Strangely, the letter made no mention of the missing stock, but invoked clause 15.2 of his contract, claiming that his delivery standard was almost 30 percent below the required 95 percent—a surreal charge considering he’d just returned from a trip rewarding him for exactly the opposite.
He was evicted from the MLP the very same day.

Thabo Tsolo, 52
FORMER OWNER-DRIVER
“ABI have actually destroyed our lives. When we joined the owner scheme we thought, ‘we want to start a business, to prosper as business owners.’”
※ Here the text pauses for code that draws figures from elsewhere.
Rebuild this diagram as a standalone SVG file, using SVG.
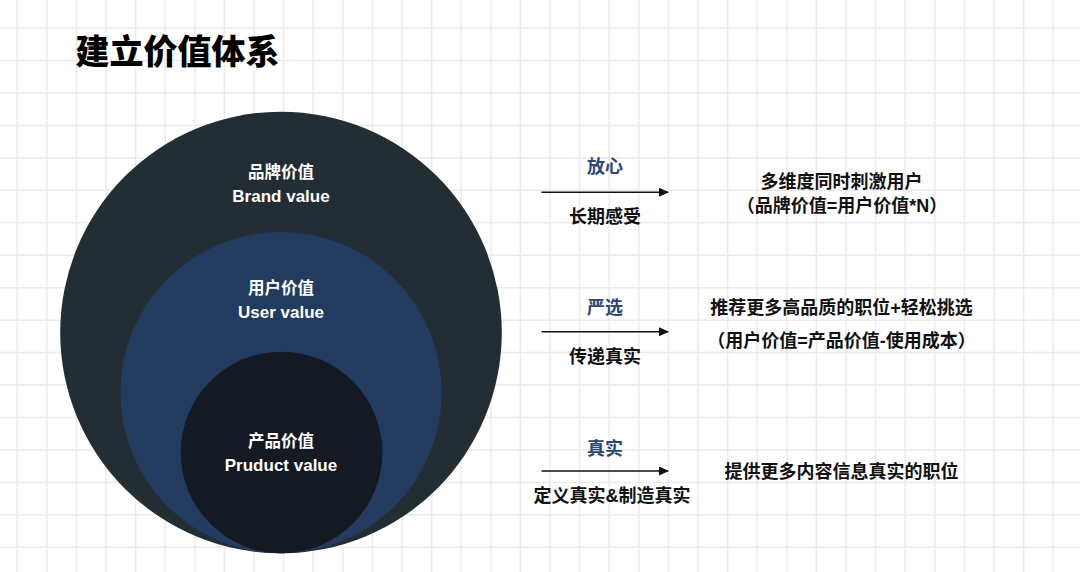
<svg xmlns="http://www.w3.org/2000/svg" width="1080" height="572" viewBox="0 0 1080 572">
<style>
.grid{stroke:#ebebeb;stroke-width:1.5;fill:none}
.t{font-family:"Liberation Sans","Noto Sans CJK SC",sans-serif;text-anchor:middle;font-weight:700}
.w{fill:#ffffff}
.k{fill:#111111;font-size:18px}
.b{fill:#2c4772;font-size:18px}
.cn{font-size:16.5px}
.en{font-size:17px}
.arrow{stroke:#111111;stroke-width:1.6;fill:none}
</style>
<defs>
<marker id="ah" markerWidth="10" markerHeight="10" refX="9" refY="4.5" orient="auto" markerUnits="userSpaceOnUse">
<path d="M0,0 L10,4.5 L0,9 Z" fill="#111111"/>
</marker>
</defs>
<rect width="1080" height="572" fill="#ffffff"/>
<path class="grid" d="M17.2 0V572M46.8 0V572M76.4 0V572M106 0V572M135.6 0V572M165.2 0V572M194.8 0V572M224.4 0V572M254 0V572M283.6 0V572M313.2 0V572M342.8 0V572M372.4 0V572M402 0V572M431.6 0V572M461.2 0V572M490.8 0V572M520.4 0V572M550 0V572M579.6 0V572M609.2 0V572M638.8 0V572M668.4 0V572M698 0V572M727.6 0V572M757.2 0V572M786.8 0V572M816.4 0V572M846 0V572M875.6 0V572M905.2 0V572M934.8 0V572M964.4 0V572M994 0V572M1023.6 0V572M1053.2 0V572M0 28.1H1080M0 60.55H1080M0 93H1080M0 125.45H1080M0 157.9H1080M0 190.35H1080M0 222.8H1080M0 255.25H1080M0 287.7H1080M0 320.15H1080M0 352.6H1080M0 385.05H1080M0 417.5H1080M0 449.95H1080M0 482.4H1080M0 514.85H1080M0 547.3H1080"/>
<g id="title">
<text x="75.5" y="63.5" style="font-family:'Noto Sans CJK SC',sans-serif;font-weight:900;font-size:34px;fill:#000000">建立价值体系</text>
</g>
<g id="brand">
<circle cx="281" cy="332.5" r="220.8" fill="#232d34"/>
<text class="t w cn" x="281" y="178">品牌价值</text>
<text class="t w en" x="281" y="202">Brand value</text>
</g>
<g id="user">
<circle cx="281" cy="392.6" r="160.7" fill="#233b5e"/>
<text class="t w cn" x="281" y="294">用户价值</text>
<text class="t w en" x="281" y="318">User value</text>
</g>
<g id="product">
<circle cx="281.5" cy="452.5" r="100.8" fill="#151923"/>
<text class="t w cn" x="281" y="447">产品价值</text>
<text class="t w en" x="281" y="471">Pruduct value</text>
</g>
<g id="connectors">
<line class="arrow" x1="541.5" y1="192.3" x2="668" y2="192.3" marker-end="url(#ah)"/>
<line class="arrow" x1="541.5" y1="331.7" x2="668" y2="331.7" marker-end="url(#ah)"/>
<line class="arrow" x1="541.5" y1="471" x2="668" y2="471" marker-end="url(#ah)"/>
</g>
<g id="row1">
<text class="t b" x="605" y="173">放心</text>
<text class="t k" x="605" y="223">长期感受</text>
<text class="t k" x="841.5" y="188">多维度同时刺激用户</text>
<text class="t k" x="842" y="211.5">（品牌价值=用户价值*N）</text>
</g>
<g id="row2">
<text class="t b" x="605" y="313.5">严选</text>
<text class="t k" x="605" y="363">传递真实</text>
<text class="t k" x="841.5" y="313.5">推荐更多高品质的职位+轻松挑选</text>
<text class="t k" x="841.5" y="347">（用户价值=产品价值-使用成本）</text>
</g>
<g id="row3">
<text class="t b" x="605" y="454.5">真实</text>
<text class="t k" x="612" y="501.5">定义真实&amp;制造真实</text>
<text class="t k" x="841.5" y="478">提供更多内容信息真实的职位</text>
</g>
</svg>
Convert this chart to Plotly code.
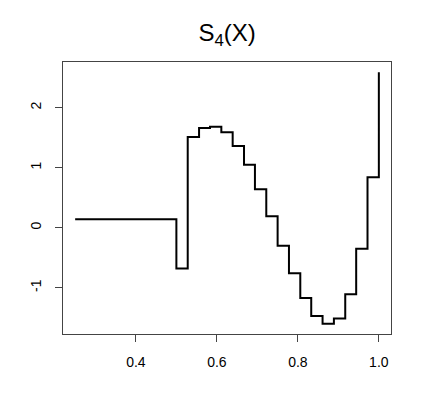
"""Step function S4(X) recreated with Plotly."""

import plotly.graph_objects as go

# knots (left end of each step) and step levels
x_knots = [0.25, 0.5, 0.528, 0.556, 0.583, 0.611, 0.639, 0.667, 0.694, 0.722,
           0.75, 0.778, 0.806, 0.833, 0.861, 0.889, 0.917, 0.944, 0.972, 1.0]
s4_vals = [0.14, -0.68, 1.51, 1.66, 1.68, 1.59, 1.36, 1.05, 0.64, 0.19,
           -0.30, -0.76, -1.17, -1.47, -1.60, -1.51, -1.11, -0.35, 0.84, 2.59]

x_ticks = [0.4, 0.6, 0.8, 1.0]
x_tick_labels = ["0.4", "0.6", "0.8", "1.0"]
y_ticks = [-1, 0, 1, 2]
y_tick_labels = ["-1", "0", "1", "2"]

fig = go.Figure(go.Scatter(
    x=x_knots,
    y=s4_vals,
    mode="lines",
    line=dict(color="black", width=2, shape="hv"),
    hoverinfo="skip",
))

axis_common = dict(
    showgrid=False,
    zeroline=False,
    showline=True,
    linecolor="#444",
    linewidth=1,
    mirror=True,
    ticks="outside",
    ticklen=7,
    tickwidth=1,
    tickcolor="#444",
    tickfont=dict(family="Liberation Sans, Arial, sans-serif", size=14, color="black"),
    ticklabelstandoff=8,
    automargin=False,
)

# the page body has an 8px margin, so the figure is a bit smaller than the window
fig.update_layout(
    width=415,
    height=403,
    paper_bgcolor="white",
    plot_bgcolor="white",
    showlegend=False,
    margin=dict(l=55, r=32, t=54, b=77),
    title=dict(
        text="S<sub>4</sub>(X)",
        x=0.528,
        xanchor="center",
        y=0.938,
        yanchor="middle",
        font=dict(family="Liberation Sans, Arial, sans-serif", size=24, color="black"),
    ),
    xaxis=dict(
        range=[0.22, 1.03],
        tickvals=x_ticks,
        ticktext=x_tick_labels,
        **axis_common,
    ),
    yaxis=dict(
        range=[-1.77, 2.76],
        tickvals=y_ticks,
        ticktext=y_tick_labels,
        tickangle=-90,
        **axis_common,
    ),
)

fig.write_html("out.html")
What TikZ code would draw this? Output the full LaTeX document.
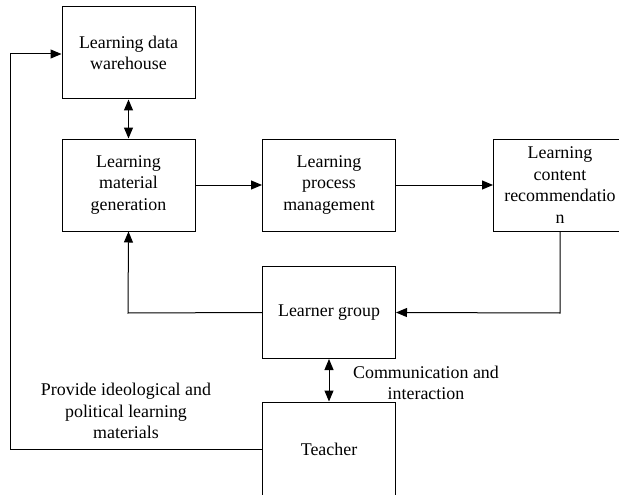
\documentclass[tikz,border=0pt]{standalone}
\usepackage{fontspec}
\setmainfont{Liberation Serif}
\newfontfamily\diagfont{Liberation Serif}
\usetikzlibrary{arrows.meta}
\tikzset{
  box/.style={draw, line width=1pt, minimum width=133pt, minimum height=92pt, inner sep=0pt, align=center, font=\diagfont\fontsize{17.9}{21.5}\selectfont},
  lbl/.style={align=center, inner sep=0pt, font=\diagfont\fontsize{17.9}{21.5}\selectfont},
  conn/.style={line width=1pt, -{Triangle[length=11pt,width=9pt]}},
  bconn/.style={line width=1pt, {Triangle[length=11pt,width=9pt]}-{Triangle[length=11pt,width=9pt]}}
}
\begin{document}
\begin{tikzpicture}[x=1pt,y=-1pt]
\useasboundingbox (0,0) rectangle (619,495);
\clip (0,0) rectangle (619,495);
\node[box] (wh) at (128.5,53) {Learning data\\warehouse};
\node[box] (mat) at (128.5,185) {Learning\\material\\generation};
\node[box] (proc) at (329,185) {Learning\\process\\management};
\node[box] (rec) at (560,185) {Learning\\content\\recommendatio\\n};
\node[box] (lg) at (329,312.5) {Learner group};
\node[box, minimum height=94pt] (tch) at (329,449) {Teacher};
\coordinate (c1) at (560,313);
\coordinate (c2) at (128,313);
\coordinate (c3) at (10,449);
\coordinate (c4) at (10,54);
\draw[bconn] (wh.south) -- (mat.north);
\draw[conn] (mat.east) -- (proc.west);
\draw[conn] (proc.east) -- (rec.west);
\draw[conn] (rec.south) -- (c1) -- (lg.east);
\draw[conn] (lg.west) -- (c2) -- (mat.south);
\draw[bconn] (lg.south) -- (tch.north);
\draw[conn] (tch.west) -- (c3) -- (c4) -- (wh.west |- c4);
\node[lbl] (comm) at (426,383) {Communication and\\interaction};
\node[lbl] (prov) at (126,411) {Provide ideological and\\political learning\\materials};
\end{tikzpicture}
\end{document}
This inaugural Daily Maverick Chronicle investigation tells the story of how SABMiller and its soft drink subsidiary ABI contractually transformed employees into service providers and then were able to terminate their contracts without any concession to South Africa’s comprehensive labour laws. It’s the story of how, under the guise of BEE and its successor B-BBEE, massive multinationals have increased their profits while eliminating their most troublesome liability—labour. And it’s the story of how outsourcing and various iterations of labour brokering have become the reigning phenomenon of the South African workforce, insofar as a country with a 40 percent real unemployment rate can be described as a having a “workforce” at all.
“OD was not empowerment, it was de-empowerment,” said Moses Mkhondo. The way he sees it, the scheme has destroyed his life. He lost his house in Tembisa and was forced to sell his trucks in order to build a new place on the edges of a highway in Heidelberg. There is no money for school fees, and no money for food. “One day, I thought I should get a gun, kill the whole family and kill myself,” he said. “So now I’m praying—everyday I’m praying, ‘Please God, help me not to do these horrible things like ABI did to us.’ It’s very hard. We don’t have bread now.”
The only mementos that remain after a 30-year career are his awards, his termination papers, and the painting of an ideal world that hangs above his couch.